ある男子学生がいる。この学生が選んだ業種は出版やマスコミ関係のみ集めた50社である。そのすべてに不採用を言い渡されてしまった。また、ある女子学生は化粧品関係のみの会社20社について全滅した。
最近の志望会社の選択基準は「好きな業界」や「知っている企業」のみ偏って応募する傾向にあるようだ。たしかに会社を選択する基準には好き嫌いは重要である。もちろん憧れ基準でもよい。

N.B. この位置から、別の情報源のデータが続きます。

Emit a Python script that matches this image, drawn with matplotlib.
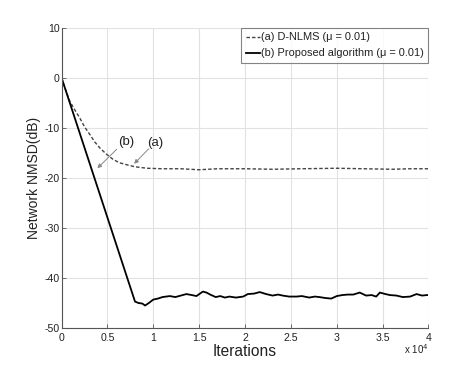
import matplotlib.pyplot as plt

plt.rcParams['font.family'] = ['Liberation Sans', 'DejaVu Sans']
plt.rcParams['axes.unicode_minus'] = False

# (a) D-NLMS, iterations in units of 1e4
nlms_x = [0, 0.03, 0.09, 0.15, 0.2, 0.25, 0.31, 0.36, 0.42, 0.49, 0.56, 0.63, 0.71, 0.8,
          0.93, 1.1, 1.3, 1.5, 1.7, 2.0, 2.3, 2.6, 3.0, 3.3, 3.6, 3.8, 4.0]
nlms_y = [0, -1.7, -4.7, -6.6, -8.1, -9.8, -11.4, -12.8, -14.1, -15.3, -16.3, -17.0, -17.4, -17.8,
          -18.1, -18.2, -18.2, -18.4, -18.2, -18.2, -18.3, -18.2, -18.1, -18.2, -18.3, -18.2, -18.2]

# (b) proposed algorithm
prop_x = [0, 0.80, 0.84, 0.88, 0.91, 0.95, 1.0, 1.05, 1.1, 1.18, 1.24, 1.3, 1.36, 1.42, 1.47,
          1.54, 1.58, 1.62, 1.68, 1.73, 1.78, 1.83, 1.9, 1.98, 2.03, 2.1, 2.16, 2.23, 2.3,
          2.36, 2.41, 2.48, 2.56, 2.62, 2.7, 2.76, 2.81, 2.88, 2.94, 3.0, 3.06, 3.12, 3.18,
          3.25, 3.32, 3.38, 3.43, 3.47, 3.53, 3.58, 3.65, 3.72, 3.8, 3.87, 3.93, 3.98, 4.0]
prop_y = [0, -44.8, -45.1, -45.2, -45.6, -45.1, -44.4, -44.2, -43.9, -43.7, -43.9, -43.6, -43.3,
          -43.5, -43.7, -42.8, -43.0, -43.4, -43.9, -43.7, -44.0, -43.8, -44.0, -43.8, -43.3,
          -43.2, -42.9, -43.3, -43.6, -43.4, -43.6, -43.8, -43.8, -43.7, -44.0, -43.8, -43.9,
          -44.1, -44.2, -43.7, -43.5, -43.4, -43.4, -43.0, -43.6, -43.5, -43.8, -43.0, -43.3,
          -43.5, -43.6, -43.9, -43.8, -43.3, -43.6, -43.5, -43.5]

x_ticks = [0, 0.5, 1, 1.5, 2, 2.5, 3, 3.5, 4]
x_tick_labels = ['0', '0.5', '1', '1.5', '2', '2.5', '3', '3.5', '4']
y_ticks = [-50, -40, -30, -20, -10, 0, 10]

fig = plt.figure(figsize=(4.74, 3.68), dpi=100)
ax = fig.add_axes([0.130, 0.110, 0.774, 0.814])

ax.plot(nlms_x, nlms_y, color='#444444', linestyle=(0, (2.5, 1.5)), linewidth=1.0,
        label='(a) D-NLMS (\u03bc = 0.01)')
ax.plot(prop_x, prop_y, color='black', linewidth=1.3,
        label='(b) Proposed algorithm (\u03bc = 0.01)')

ax.set_xlim(0, 4)
ax.set_ylim(-50, 10)
ax.set_xticks(x_ticks)
ax.set_xticklabels(x_tick_labels)
ax.set_yticks(y_ticks)
ax.grid(True, color='#e2e2e2', linewidth=0.8)
ax.set_axisbelow(True)

for s in ['top', 'right']:
    ax.spines[s].set_visible(False)
for s in ['left', 'bottom']:
    ax.spines[s].set_color('#555555')
    ax.spines[s].set_linewidth(0.8)

ax.tick_params(direction='in', length=3, width=0.6, colors='#555555',
               labelcolor='#222222', labelsize=7.6)
ax.tick_params(axis='x', pad=4)
ax.tick_params(axis='y', pad=1.5)

ax.set_xlabel('Iterations', fontsize=11.2, color='#222222', labelpad=0.5)
ax.set_ylabel('Network NMSD(dB)', fontsize=10, color='#222222')
ax.yaxis.set_label_coords(-0.056, 0.5)
fig.text(0.852, 0.038, 'x 10$^4$', fontsize=7, color='#222222', va='baseline')

# curve labels with arrows
ax.text(0.70, -12.8, '(b)', fontsize=9.5, ha='center', va='center', color='#222222')
ax.text(1.02, -13.0, '(a)', fontsize=9.5, ha='center', va='center', color='#222222')
ax.annotate('', xy=(0.39, -18.1), xytext=(0.60, -14.3),
            arrowprops=dict(arrowstyle='-|>', color='#888888', lw=0.7,
                            mutation_scale=6, shrinkA=0, shrinkB=0))
ax.annotate('', xy=(0.79, -17.2), xytext=(0.95, -14.2),
            arrowprops=dict(arrowstyle='-|>', color='#888888', lw=0.7,
                            mutation_scale=6, shrinkA=0, shrinkB=0))

leg = ax.legend(loc='upper right', fontsize=7.9, frameon=True, fancybox=False,
                handlelength=1.3, handletextpad=0.1, borderpad=0.4,
                labelspacing=0.55, borderaxespad=0.0)
leg.get_frame().set_edgecolor('#666666')
leg.get_frame().set_linewidth(0.8)
for t in leg.get_texts():
    t.set_color('#222222')

plt.savefig('out.png', dpi=100)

しかし考えてみよう。果たして適正があるのだろうか。「好きな業界、会社、仕事であればやりがいが沸いてくる」と反論してくるが、もし希望の業界に採用されたとして、どのようなことをしたいのか。他の業界ではやりがいを得られないといっているようなものであるが、マスコミ関係のみ50社に応募した男子学生は、マスコミ業界に入ることが目的であり、会社はどこでもよかったのではないだろうか。
その場合、マスコミ関係の社員に晴れてなったとしても、それだけではやりがいを得られるわけではない。マスコミ関係に所属していたいだけであれば、本人の将来を考えると決してよいとはいえない。
「好き」に固執するのではなく、目的意識のある会社選びをしていただきたい。